Pernyataan-pernyataan seperti: “saya melihatnya sendiri dan banyak orang juga melihatnya” atau “saya mengalaminya dan dialami banyak orang lainnya” atau bahkan “saya mendengar orang banyak mengatakannya” bukanlah bukti yang relevan.

Mengapa demikian? Karena otak manusia sangat mampu memberikan gambaran-gambaran tertentu yang tidak nyata akibat gangguan yang dialami, entah oleh jaringan syaraf otak, pengalaman kuat tertentu (menyenangkan, menyedihkan, ataupun menyakitkan), maupun dorongan yang begitu kuat untuk melihat atau mengalami atau mempercayai hal-hal tertentu.

Oleh karena itu, berpikir kritis dan bersikap skeptis sangatlah diperlukan ketika seseorang menganalisis sebuah masalah dan kenyataan yang terjadi dalam hidupnya.

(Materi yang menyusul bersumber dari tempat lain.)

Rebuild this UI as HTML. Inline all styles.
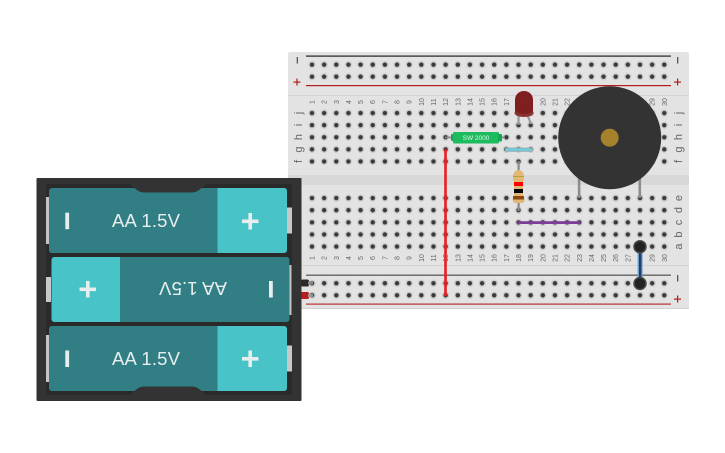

Dengan demikian, selain mengawasi emosi seseorang yang seringkali mengakibatkan penafsiran menjadi kabur, maka mengawai pikiran seseorang juga menjadi sesuatu yang harus diperhatikan demi penafsiran yang jernih dan cermat. Jangan pernah menganggap remeh kemampuan otak manusia dalam menciptakan berbagai pikiran yang “hebat”!